■ **DATA EXCERPTS**:
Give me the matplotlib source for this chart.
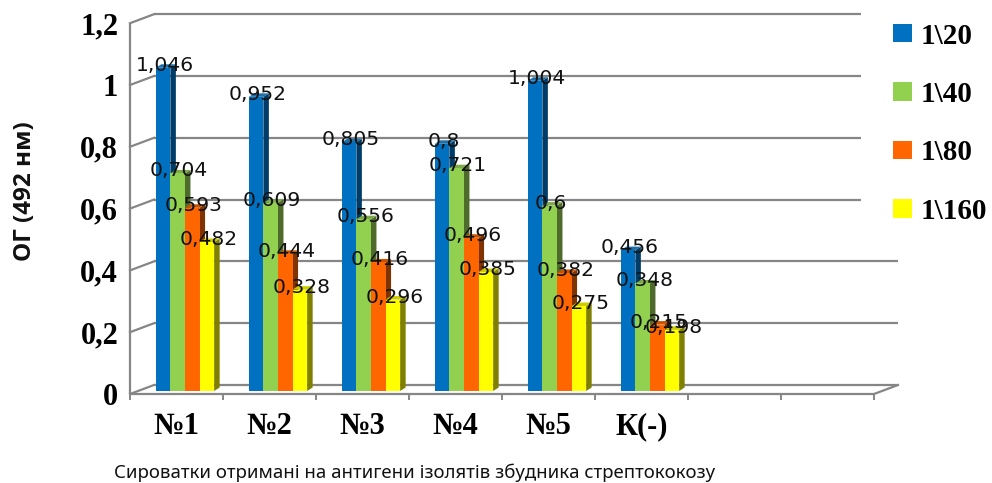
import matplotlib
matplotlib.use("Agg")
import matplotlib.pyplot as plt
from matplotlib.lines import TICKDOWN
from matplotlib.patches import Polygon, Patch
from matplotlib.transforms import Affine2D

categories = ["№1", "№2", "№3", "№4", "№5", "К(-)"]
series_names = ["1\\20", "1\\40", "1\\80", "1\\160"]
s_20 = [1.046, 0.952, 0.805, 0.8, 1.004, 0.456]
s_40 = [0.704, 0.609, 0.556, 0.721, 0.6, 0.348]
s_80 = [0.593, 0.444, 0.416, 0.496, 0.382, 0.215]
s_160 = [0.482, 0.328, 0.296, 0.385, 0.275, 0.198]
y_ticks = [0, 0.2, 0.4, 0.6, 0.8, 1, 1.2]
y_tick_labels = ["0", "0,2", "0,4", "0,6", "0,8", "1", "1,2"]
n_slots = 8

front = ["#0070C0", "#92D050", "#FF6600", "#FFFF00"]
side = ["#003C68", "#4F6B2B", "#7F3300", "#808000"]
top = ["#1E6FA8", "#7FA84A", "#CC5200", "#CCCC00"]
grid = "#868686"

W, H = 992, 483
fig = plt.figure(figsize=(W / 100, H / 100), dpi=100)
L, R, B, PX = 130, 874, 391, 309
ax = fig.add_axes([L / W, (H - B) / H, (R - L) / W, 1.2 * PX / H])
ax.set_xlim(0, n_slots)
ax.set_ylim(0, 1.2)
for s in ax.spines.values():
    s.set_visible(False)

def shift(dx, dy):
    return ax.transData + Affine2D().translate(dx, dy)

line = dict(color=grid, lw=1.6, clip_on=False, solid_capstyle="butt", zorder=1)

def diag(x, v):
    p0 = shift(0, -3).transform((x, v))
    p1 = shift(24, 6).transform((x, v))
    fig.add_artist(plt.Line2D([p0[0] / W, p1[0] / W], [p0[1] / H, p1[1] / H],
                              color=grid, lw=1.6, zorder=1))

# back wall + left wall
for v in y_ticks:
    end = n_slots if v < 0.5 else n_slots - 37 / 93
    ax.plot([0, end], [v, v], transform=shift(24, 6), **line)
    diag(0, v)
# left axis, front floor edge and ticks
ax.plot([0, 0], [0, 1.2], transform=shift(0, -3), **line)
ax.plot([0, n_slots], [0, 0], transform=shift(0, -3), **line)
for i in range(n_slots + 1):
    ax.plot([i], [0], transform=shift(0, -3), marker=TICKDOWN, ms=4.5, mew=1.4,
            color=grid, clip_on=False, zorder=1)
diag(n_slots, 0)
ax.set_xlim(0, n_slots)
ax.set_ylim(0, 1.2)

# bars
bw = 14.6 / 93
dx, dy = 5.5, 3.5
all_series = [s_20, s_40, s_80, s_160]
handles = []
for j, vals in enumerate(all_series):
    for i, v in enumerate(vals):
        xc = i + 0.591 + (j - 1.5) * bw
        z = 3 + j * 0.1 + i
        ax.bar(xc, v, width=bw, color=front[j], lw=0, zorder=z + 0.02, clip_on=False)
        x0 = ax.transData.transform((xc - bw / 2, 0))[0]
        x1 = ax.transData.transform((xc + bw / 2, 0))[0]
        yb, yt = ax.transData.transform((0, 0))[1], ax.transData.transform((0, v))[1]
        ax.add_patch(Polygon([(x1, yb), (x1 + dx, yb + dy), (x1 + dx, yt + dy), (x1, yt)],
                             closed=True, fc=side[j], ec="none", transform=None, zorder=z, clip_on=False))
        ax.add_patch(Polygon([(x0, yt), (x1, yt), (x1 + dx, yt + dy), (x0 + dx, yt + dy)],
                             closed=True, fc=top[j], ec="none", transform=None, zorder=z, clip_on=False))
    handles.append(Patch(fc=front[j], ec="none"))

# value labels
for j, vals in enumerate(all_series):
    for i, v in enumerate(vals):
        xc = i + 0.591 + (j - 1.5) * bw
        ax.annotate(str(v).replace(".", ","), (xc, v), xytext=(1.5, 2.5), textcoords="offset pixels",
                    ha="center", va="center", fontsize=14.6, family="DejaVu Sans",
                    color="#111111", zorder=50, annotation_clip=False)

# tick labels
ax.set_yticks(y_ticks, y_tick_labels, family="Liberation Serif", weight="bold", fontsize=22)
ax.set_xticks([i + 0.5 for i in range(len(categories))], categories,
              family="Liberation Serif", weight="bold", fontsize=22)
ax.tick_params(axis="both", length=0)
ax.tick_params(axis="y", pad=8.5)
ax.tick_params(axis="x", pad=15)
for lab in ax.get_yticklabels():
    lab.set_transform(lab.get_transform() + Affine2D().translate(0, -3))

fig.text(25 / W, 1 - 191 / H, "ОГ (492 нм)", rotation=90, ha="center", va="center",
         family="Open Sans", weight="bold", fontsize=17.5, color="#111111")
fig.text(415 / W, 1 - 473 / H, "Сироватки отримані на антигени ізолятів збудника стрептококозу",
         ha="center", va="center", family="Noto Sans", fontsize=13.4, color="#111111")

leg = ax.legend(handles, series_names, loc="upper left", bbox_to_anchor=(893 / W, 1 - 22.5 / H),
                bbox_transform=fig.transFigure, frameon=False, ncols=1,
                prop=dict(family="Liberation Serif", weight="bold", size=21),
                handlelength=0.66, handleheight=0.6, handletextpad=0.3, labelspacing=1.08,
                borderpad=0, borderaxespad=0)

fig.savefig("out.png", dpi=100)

--

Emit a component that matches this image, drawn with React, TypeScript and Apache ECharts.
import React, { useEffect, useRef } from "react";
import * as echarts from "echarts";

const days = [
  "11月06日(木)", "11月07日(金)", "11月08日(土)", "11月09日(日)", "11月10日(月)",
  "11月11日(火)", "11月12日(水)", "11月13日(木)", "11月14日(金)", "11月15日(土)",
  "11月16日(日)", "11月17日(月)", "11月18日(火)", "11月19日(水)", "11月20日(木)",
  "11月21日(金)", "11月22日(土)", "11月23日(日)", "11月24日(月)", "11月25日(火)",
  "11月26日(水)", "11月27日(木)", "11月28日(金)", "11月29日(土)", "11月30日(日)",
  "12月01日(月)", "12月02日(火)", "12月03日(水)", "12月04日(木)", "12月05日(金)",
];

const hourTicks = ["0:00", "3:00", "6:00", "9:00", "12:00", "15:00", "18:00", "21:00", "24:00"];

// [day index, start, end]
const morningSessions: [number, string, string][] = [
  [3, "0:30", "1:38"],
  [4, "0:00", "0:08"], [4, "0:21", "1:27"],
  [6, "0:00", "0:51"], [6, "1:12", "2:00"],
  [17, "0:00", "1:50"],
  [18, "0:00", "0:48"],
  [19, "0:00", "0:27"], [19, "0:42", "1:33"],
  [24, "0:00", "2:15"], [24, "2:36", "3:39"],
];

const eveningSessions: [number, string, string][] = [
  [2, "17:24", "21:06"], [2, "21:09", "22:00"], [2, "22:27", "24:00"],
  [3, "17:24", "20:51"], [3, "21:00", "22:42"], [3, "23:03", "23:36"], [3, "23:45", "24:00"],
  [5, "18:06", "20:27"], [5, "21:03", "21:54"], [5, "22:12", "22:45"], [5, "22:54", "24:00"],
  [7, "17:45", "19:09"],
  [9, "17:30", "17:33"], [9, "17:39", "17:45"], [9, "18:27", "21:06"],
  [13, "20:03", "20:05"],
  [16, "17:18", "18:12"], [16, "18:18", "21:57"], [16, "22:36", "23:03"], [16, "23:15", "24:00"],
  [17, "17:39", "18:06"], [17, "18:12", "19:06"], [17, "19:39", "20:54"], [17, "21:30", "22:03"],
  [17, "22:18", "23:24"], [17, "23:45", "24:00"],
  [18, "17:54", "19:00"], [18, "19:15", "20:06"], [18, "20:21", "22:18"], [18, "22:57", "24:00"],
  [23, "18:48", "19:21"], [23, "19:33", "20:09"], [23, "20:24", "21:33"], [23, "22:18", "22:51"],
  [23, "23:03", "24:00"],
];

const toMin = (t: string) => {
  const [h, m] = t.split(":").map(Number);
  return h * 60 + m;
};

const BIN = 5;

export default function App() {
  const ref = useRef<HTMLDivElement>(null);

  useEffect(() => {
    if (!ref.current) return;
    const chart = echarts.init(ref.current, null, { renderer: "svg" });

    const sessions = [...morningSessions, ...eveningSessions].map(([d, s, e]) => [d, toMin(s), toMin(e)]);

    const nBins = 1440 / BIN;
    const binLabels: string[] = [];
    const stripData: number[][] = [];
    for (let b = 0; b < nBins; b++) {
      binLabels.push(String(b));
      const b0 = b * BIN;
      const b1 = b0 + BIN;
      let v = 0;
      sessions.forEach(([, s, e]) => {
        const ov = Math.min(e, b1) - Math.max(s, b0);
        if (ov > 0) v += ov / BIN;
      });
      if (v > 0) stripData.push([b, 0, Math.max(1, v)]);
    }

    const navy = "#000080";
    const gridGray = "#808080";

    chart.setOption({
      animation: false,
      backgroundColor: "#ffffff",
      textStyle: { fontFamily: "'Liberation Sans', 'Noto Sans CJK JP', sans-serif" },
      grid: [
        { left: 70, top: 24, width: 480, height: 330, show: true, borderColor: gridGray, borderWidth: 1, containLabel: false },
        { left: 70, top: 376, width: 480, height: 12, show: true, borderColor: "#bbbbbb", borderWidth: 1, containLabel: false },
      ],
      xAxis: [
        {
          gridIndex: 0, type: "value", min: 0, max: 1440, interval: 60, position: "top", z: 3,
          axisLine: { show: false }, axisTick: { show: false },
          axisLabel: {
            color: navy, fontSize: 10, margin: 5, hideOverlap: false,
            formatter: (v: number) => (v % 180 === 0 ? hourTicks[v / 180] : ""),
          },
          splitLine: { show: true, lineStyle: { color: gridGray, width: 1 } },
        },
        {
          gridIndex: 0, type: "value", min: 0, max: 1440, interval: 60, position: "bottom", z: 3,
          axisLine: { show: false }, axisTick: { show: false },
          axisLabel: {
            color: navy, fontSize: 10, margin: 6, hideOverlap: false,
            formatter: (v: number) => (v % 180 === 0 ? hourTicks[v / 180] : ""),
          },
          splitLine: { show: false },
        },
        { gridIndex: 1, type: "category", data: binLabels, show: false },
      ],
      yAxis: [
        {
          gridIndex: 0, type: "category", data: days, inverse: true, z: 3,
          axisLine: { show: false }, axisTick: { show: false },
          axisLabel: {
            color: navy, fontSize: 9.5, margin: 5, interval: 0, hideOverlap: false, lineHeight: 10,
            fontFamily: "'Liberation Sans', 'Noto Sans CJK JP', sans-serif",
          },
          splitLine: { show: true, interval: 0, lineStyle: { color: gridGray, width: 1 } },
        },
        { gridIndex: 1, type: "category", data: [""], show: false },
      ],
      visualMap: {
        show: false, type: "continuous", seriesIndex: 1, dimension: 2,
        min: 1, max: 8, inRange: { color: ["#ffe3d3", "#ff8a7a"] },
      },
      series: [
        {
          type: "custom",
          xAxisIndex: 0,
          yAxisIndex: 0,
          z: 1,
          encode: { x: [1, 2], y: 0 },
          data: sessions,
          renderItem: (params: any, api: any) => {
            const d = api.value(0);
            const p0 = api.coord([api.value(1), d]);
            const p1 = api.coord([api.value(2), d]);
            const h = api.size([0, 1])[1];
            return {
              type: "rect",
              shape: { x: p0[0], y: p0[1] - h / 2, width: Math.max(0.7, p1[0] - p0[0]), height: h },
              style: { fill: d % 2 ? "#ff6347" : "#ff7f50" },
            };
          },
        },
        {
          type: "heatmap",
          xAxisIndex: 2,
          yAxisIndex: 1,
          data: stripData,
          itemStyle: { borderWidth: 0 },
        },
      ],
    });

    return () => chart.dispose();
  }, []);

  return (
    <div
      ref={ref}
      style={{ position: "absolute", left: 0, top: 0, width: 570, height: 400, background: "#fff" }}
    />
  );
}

* * *

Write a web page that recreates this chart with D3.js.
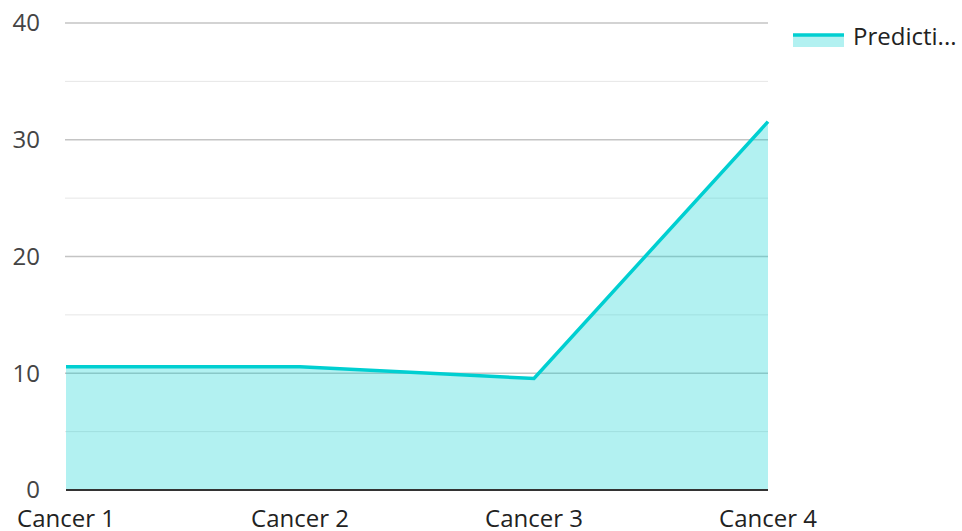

■ **INSTRUCTIONS TO FOLLOW**: Return the lines from the line with "Emit a component" through the line with "import * as", inclusive, exactly as they stand, and nothing else.

■ **OUTPUT OF THE EXERCISE**:
Emit a component that matches this image, drawn with React, TypeScript and Apache ECharts.
import React, { useEffect, useRef } from "react";
import * as echarts from "echarts";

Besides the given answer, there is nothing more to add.